Le nouveau président de l’UIMM parle de l’action de son syndicat dans le 06 et en région Paca et des attentes du monde de l’industrie pour les années à venir... après les présidentielles.

Votre sentiment sur la situation des Alpes-Maritimes ?

En prenant la présidence de l’Union des Industries et Métiers de la Métallurgie, j’ai fait le constat que notre département a une position éloignée, et pas seulement au sens géographique. Nous arrivons dans une période où l’on prône la régionalisation, alors que nous aurions tendance ici dans le 06 à rester un village gaulois. Ma première orientation, c’est donc de déterminer comment rayonner et être représenté au plan régional. J’ai donc entrepris de renouer des relations avec nos voisins de Paca, relations qui historiquement étaient difficiles. Le 06 fera ses propositions au prochain bureau Paca sur le fonctionnement régional. Je suis optimiste, on avance.

Une nouvelle gouvernance pour l’UIMM dans les Alpes-Maritimes ?

Il faut dépoussiérer nos vieilles habitudes. J’ai fait entrer beaucoup de personnes nouvelles au conseil d’administration de l’UIMM, dont des femmes et des jeunes de la génération Y, afin d’être représentatif de l’entreprise du XXIème siècle. Je propose quatre groupes d’influence : l’emploi et la formation, le social, le financement de l’entreprise, et le développement de l’UIMM.
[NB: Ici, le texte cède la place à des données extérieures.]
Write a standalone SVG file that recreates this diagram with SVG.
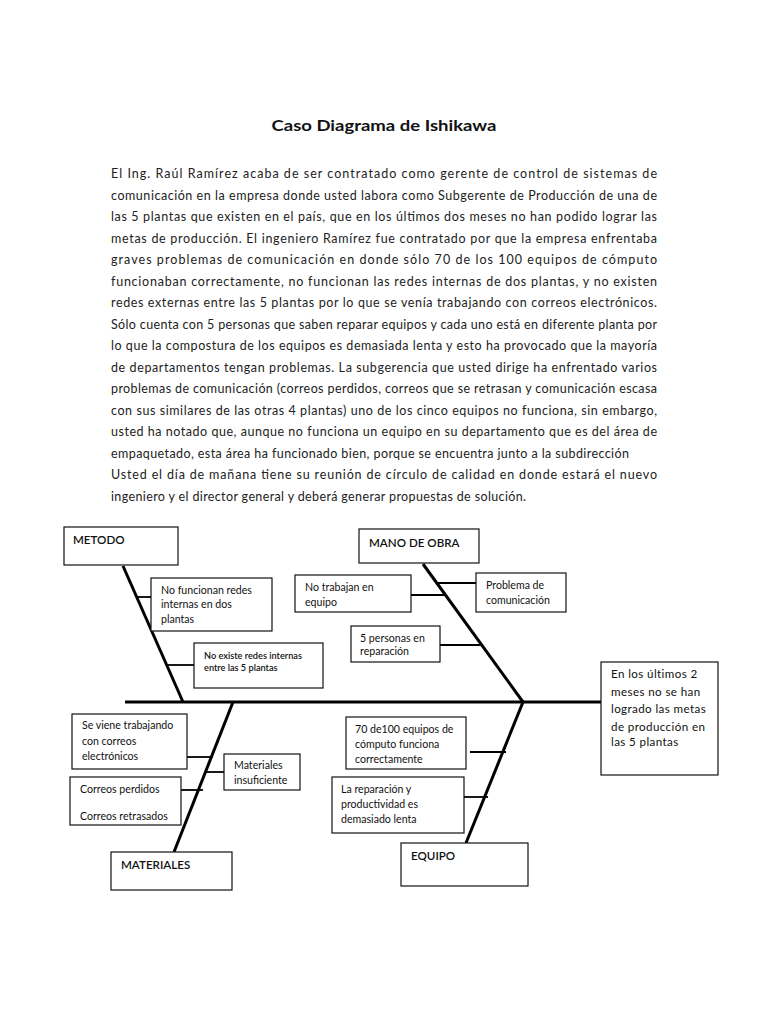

Et au niveau national, pour l’emploi par exemple ?

Notre syndicat est une vraie force de propositions sur de nombreux thèmes pour les présidentielles. Sans entrer dans la politique politicienne, on vient de vivre cinq années particulières. Les gouvernements ont été loin de nos espoirs mais, pour être francs, on ne s’attendait pas à mieux. Il n’y a pas eu de stratégie économique, toutes les grandes réformes fiscales ont été retoquées. Même si l’on nous dit que la situation de l’emploi s’est améliorée en 2016, il y a 600 000 chômeurs de plus sur le mandat. Notre pays ne va donc pas mieux. L’industrie est l’un des pans qui souffre le plus. Aujourd’hui, on continue à désindustrialiser. Il faut exploiter le filon startups, mais elles se créent à la même vitesse qu’elles meurent. Et celles qui réussissent ne restent pas chez nous. Il y a là quelque chose à travailler.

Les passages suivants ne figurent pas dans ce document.